_Available records_
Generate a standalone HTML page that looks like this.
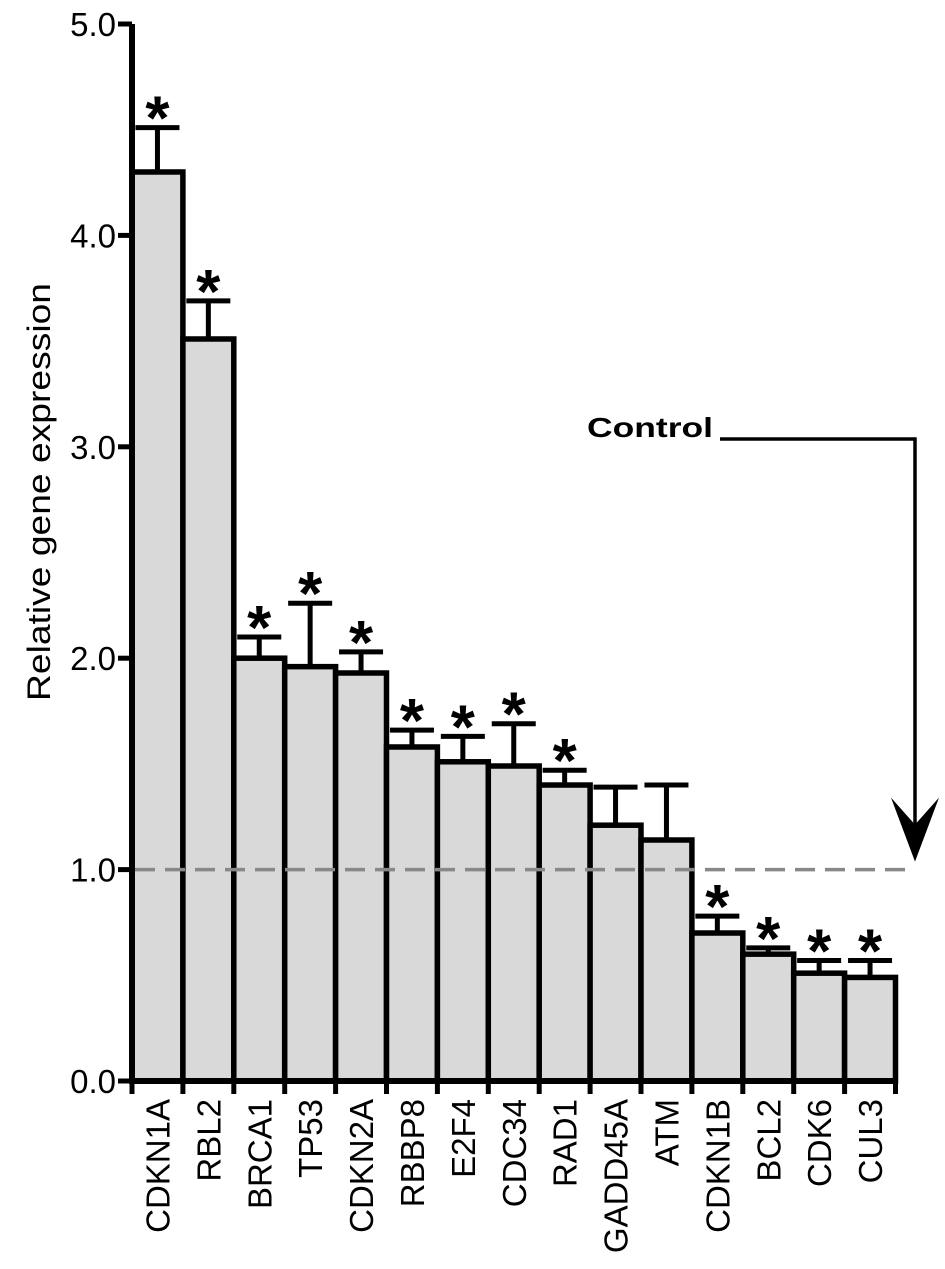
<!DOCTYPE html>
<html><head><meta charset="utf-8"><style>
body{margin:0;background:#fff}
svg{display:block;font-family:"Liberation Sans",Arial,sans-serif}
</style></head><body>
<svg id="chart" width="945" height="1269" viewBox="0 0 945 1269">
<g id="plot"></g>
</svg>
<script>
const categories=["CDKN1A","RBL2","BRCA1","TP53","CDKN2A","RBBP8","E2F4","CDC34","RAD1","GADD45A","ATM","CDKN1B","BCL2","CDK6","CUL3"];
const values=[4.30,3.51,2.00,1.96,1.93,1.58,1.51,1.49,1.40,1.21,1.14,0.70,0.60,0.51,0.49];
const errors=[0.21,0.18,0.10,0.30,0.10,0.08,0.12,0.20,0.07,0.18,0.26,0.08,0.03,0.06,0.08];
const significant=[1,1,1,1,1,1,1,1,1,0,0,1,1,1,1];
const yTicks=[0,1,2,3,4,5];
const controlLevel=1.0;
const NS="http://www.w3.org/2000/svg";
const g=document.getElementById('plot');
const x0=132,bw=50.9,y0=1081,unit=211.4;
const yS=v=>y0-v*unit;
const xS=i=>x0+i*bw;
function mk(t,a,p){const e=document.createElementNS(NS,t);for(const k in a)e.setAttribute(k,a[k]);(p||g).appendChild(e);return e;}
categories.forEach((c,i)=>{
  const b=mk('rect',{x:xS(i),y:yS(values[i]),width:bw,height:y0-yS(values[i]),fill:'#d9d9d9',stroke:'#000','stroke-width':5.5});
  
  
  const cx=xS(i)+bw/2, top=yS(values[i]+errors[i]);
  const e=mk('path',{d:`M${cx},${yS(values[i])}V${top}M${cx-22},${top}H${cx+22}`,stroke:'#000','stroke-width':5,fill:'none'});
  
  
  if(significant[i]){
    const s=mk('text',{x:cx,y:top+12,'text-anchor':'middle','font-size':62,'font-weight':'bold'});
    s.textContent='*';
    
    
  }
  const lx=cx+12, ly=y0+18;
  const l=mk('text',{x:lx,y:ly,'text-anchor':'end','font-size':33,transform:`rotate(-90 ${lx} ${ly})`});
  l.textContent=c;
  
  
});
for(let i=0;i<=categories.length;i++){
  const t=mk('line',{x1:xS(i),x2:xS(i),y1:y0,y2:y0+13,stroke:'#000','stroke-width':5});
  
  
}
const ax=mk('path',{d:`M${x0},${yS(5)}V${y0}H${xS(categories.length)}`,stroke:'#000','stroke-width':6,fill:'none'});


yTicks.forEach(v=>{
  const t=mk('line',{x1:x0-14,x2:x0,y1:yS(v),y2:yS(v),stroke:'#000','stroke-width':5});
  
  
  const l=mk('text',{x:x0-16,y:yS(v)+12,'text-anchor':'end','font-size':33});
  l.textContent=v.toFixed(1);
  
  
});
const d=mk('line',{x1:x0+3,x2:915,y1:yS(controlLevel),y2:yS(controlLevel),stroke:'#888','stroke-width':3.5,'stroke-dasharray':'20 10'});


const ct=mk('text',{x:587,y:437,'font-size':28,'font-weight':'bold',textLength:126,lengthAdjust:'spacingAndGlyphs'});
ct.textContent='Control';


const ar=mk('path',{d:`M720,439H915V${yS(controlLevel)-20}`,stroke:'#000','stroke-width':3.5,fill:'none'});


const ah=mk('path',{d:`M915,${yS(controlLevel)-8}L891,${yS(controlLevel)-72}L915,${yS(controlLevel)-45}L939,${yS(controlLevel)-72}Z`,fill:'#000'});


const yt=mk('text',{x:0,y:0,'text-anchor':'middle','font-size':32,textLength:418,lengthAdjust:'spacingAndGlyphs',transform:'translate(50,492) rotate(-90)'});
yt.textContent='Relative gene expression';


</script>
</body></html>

...

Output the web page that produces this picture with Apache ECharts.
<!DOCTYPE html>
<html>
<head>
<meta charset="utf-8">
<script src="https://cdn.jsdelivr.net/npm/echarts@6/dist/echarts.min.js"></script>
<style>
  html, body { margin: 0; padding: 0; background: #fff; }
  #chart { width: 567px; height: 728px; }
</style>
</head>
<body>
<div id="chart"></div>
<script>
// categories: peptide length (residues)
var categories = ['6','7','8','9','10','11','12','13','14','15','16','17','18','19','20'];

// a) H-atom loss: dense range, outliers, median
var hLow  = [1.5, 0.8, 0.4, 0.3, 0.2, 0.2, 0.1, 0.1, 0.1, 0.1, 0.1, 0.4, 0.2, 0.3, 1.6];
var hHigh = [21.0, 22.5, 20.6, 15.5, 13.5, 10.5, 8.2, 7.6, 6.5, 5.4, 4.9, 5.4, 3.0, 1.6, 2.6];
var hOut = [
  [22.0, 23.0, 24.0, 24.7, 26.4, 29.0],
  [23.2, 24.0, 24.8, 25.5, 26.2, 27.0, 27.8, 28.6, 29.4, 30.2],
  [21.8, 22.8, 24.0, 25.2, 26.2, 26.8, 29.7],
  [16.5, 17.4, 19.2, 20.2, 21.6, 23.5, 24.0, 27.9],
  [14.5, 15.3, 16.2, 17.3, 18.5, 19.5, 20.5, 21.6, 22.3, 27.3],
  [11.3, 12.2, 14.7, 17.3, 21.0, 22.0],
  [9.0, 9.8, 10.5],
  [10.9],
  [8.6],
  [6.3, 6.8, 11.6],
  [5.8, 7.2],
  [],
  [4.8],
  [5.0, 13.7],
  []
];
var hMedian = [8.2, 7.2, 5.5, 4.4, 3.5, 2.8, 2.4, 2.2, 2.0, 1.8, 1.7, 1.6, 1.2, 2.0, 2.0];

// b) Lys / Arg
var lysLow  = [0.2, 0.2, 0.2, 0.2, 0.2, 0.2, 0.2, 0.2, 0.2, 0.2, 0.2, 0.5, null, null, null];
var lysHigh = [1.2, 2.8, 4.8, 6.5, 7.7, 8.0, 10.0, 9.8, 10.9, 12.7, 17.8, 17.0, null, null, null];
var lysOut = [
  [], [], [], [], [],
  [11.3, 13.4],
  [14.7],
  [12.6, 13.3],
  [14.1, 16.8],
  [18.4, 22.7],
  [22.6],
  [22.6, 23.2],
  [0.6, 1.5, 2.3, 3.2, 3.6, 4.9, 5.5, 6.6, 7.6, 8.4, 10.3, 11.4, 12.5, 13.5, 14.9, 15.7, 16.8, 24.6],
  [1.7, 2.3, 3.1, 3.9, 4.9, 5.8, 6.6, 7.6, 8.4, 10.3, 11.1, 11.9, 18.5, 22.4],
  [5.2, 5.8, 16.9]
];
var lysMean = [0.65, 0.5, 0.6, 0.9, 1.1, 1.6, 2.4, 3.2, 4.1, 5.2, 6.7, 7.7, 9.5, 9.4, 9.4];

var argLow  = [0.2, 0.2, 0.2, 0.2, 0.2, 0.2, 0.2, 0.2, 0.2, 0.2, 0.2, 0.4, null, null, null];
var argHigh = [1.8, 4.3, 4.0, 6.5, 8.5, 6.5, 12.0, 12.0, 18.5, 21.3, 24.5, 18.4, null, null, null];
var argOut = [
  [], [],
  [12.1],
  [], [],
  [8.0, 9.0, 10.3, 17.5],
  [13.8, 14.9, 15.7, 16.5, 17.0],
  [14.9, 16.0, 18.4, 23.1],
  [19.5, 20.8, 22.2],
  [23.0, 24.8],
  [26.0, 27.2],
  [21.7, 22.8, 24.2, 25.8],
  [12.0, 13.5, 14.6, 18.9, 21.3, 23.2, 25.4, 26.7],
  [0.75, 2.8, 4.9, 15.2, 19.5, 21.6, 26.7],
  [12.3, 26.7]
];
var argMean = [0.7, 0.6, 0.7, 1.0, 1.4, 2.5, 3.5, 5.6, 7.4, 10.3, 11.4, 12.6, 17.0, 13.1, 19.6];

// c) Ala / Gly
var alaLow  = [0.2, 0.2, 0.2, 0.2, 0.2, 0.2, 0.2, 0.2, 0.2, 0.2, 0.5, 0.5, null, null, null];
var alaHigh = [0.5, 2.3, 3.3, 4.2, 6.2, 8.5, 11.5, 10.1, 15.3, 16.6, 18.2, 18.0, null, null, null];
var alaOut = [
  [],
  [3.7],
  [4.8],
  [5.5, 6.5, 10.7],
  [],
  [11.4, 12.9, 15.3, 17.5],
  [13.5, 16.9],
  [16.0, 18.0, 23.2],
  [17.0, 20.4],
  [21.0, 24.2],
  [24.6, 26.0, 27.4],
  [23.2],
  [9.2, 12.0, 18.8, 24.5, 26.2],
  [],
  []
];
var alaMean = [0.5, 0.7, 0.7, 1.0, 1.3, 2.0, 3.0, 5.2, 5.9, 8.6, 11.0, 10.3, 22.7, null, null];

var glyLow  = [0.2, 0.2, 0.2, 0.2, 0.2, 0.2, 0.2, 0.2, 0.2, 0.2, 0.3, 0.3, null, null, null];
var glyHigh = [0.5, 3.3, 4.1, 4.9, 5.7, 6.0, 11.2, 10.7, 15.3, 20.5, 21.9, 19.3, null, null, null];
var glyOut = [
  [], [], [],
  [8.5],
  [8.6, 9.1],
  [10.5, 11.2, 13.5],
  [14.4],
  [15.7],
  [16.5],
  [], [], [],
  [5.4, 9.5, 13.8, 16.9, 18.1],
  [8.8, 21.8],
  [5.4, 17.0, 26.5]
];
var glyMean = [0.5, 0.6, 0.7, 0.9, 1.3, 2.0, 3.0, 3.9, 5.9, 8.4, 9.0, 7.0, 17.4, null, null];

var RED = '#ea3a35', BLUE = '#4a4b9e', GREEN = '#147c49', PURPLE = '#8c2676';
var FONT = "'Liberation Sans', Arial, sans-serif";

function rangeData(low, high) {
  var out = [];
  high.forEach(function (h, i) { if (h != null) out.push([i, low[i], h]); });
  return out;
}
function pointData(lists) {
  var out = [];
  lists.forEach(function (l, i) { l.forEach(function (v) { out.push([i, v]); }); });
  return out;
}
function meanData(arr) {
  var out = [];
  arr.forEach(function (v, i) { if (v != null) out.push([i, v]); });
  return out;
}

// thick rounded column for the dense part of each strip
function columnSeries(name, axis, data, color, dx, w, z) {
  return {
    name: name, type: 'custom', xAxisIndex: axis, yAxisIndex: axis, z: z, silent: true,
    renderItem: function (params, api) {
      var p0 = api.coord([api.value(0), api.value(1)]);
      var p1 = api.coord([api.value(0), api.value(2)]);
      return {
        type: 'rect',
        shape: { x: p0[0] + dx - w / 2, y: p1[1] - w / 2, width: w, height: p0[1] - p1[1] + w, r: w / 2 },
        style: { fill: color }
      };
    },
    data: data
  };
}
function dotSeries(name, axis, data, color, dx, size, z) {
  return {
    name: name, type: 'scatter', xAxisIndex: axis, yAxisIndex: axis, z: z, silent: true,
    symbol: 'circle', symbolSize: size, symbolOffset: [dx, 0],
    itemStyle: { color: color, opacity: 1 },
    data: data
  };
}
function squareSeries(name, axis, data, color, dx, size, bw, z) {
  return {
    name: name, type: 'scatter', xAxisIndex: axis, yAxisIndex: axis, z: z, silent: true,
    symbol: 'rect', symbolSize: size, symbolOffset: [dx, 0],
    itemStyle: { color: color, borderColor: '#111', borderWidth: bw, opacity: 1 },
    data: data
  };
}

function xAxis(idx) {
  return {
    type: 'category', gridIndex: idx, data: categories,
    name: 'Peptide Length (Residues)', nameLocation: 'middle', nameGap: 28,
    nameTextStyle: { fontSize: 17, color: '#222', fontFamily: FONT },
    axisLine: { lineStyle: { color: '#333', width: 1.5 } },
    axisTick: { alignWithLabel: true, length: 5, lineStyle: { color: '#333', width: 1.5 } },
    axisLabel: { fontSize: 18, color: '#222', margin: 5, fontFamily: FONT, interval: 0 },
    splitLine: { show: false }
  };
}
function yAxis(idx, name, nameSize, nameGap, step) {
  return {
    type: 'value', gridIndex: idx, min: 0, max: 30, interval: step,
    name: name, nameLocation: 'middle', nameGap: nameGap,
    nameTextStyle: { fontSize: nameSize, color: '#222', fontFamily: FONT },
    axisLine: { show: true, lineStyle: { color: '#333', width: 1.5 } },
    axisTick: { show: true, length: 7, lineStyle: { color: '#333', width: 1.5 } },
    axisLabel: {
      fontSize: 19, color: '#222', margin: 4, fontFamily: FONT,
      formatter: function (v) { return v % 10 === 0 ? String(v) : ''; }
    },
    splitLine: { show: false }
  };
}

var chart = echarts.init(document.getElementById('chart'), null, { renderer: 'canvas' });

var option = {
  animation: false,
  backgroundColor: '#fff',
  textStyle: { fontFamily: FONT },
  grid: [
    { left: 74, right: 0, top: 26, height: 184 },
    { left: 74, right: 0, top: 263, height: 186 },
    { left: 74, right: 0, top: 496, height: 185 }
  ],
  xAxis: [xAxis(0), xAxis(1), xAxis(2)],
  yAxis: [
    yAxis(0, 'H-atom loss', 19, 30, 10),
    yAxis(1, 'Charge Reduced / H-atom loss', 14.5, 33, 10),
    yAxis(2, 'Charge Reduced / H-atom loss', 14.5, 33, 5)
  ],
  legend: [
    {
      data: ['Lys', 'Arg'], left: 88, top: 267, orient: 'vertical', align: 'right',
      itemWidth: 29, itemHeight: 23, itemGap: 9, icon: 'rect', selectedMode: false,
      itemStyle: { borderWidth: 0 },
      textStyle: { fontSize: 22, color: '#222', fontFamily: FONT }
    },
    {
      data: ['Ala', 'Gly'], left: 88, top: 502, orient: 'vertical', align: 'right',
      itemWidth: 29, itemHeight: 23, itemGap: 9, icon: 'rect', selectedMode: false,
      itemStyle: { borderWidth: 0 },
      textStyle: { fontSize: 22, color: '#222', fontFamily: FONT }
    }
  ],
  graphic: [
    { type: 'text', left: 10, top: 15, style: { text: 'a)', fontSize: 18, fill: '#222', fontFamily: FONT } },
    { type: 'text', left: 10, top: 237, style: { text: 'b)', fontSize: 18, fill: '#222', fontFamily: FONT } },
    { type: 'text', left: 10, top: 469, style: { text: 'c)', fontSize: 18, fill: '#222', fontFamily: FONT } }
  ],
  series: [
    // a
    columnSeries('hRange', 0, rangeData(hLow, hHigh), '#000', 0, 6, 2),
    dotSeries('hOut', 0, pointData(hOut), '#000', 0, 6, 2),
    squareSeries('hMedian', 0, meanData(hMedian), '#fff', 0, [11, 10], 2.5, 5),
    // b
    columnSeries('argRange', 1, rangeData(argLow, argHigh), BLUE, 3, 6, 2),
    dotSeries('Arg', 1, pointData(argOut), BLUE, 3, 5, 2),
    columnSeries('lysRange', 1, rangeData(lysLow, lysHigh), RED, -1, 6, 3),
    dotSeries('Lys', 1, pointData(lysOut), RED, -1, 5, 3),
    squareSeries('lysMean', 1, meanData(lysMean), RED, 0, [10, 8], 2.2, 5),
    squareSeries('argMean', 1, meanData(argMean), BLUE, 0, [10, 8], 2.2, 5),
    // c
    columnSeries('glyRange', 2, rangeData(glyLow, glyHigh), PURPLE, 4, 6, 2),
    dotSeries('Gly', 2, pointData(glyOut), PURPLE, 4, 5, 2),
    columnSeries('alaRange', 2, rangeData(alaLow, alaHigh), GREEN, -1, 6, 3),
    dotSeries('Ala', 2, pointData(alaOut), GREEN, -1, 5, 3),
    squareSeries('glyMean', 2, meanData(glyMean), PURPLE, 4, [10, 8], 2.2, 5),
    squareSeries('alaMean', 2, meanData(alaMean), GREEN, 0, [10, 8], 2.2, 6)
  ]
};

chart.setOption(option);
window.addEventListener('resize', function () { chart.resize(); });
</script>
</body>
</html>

--

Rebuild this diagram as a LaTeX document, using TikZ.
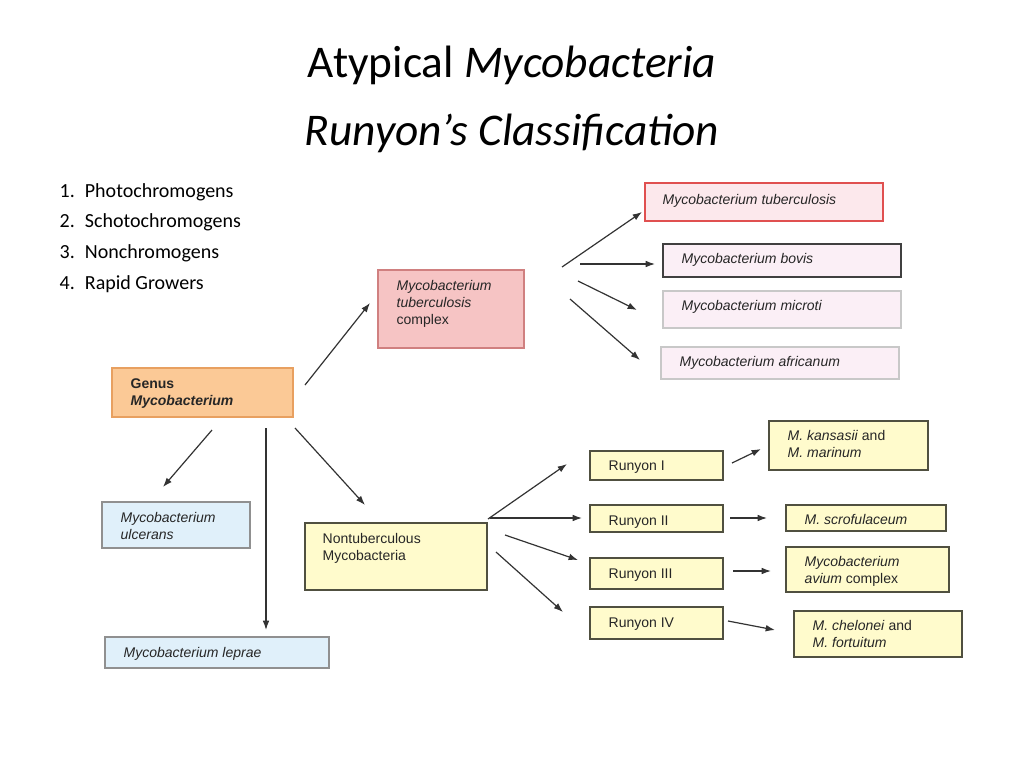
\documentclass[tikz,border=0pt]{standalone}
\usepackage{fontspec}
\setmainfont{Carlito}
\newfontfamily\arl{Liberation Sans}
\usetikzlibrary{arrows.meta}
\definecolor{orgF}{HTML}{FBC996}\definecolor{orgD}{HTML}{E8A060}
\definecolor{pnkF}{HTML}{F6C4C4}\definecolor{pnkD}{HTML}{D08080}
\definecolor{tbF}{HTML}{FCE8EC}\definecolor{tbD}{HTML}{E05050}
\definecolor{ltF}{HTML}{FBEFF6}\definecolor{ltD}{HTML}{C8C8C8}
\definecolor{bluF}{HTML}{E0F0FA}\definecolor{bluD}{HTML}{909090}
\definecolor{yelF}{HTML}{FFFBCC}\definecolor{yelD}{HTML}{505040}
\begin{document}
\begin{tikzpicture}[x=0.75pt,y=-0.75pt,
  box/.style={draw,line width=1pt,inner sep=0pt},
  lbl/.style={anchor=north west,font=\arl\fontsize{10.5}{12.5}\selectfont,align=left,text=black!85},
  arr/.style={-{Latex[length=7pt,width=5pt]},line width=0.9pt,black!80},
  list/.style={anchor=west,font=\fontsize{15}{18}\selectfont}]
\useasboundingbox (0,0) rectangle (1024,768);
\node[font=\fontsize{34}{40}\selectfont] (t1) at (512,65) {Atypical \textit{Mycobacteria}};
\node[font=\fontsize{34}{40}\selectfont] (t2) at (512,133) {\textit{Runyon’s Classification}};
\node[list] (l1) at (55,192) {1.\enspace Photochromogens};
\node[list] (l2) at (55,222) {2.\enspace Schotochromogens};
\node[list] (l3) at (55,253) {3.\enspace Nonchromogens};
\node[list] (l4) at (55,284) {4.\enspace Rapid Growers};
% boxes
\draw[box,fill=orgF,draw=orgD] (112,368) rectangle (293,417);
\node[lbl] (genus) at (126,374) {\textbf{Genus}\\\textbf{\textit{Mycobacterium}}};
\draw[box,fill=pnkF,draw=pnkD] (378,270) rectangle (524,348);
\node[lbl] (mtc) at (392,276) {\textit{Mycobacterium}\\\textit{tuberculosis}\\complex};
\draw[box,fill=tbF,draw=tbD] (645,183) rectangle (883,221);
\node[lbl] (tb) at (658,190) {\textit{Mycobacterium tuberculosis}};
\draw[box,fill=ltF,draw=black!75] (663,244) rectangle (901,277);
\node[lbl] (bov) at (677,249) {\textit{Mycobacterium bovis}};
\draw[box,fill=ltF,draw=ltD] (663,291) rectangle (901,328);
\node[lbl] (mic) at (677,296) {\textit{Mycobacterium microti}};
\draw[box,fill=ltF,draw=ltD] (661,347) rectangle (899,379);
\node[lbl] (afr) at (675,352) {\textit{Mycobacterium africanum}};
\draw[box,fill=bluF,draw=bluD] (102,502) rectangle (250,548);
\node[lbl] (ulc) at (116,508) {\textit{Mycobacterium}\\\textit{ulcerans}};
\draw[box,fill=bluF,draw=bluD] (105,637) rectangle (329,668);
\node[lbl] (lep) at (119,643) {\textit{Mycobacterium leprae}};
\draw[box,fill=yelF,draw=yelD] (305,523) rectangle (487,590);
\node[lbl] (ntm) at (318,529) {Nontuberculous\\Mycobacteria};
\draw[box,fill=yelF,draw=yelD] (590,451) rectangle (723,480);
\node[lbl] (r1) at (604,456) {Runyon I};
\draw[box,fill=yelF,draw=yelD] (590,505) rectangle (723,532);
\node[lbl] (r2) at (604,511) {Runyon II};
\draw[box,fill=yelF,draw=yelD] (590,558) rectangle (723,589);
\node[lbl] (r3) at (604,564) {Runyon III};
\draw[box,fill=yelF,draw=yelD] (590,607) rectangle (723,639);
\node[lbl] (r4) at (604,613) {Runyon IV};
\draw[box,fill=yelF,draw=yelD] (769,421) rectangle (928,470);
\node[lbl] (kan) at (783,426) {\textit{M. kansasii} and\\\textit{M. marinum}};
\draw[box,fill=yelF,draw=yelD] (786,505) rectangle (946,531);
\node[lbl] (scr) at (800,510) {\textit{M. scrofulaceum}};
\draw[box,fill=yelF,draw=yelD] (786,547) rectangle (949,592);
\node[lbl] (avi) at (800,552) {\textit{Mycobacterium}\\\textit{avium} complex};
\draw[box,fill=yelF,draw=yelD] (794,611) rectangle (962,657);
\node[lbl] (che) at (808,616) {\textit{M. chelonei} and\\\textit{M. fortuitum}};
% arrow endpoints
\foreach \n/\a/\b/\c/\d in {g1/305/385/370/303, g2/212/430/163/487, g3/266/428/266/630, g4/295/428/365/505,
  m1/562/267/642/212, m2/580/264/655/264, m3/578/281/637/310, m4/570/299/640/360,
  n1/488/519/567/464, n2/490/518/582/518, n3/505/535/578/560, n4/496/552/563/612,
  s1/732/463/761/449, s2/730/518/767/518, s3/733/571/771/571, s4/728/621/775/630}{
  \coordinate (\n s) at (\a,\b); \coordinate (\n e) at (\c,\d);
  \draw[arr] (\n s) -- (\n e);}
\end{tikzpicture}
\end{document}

_Your instructions_
Only lines with the word "this" are wanted, so copy each one from the records.

_Reply to the task_
Generate a standalone HTML page that looks like this.
Output the web page that produces this picture with Apache ECharts.
Rebuild this diagram as a LaTeX document, using TikZ.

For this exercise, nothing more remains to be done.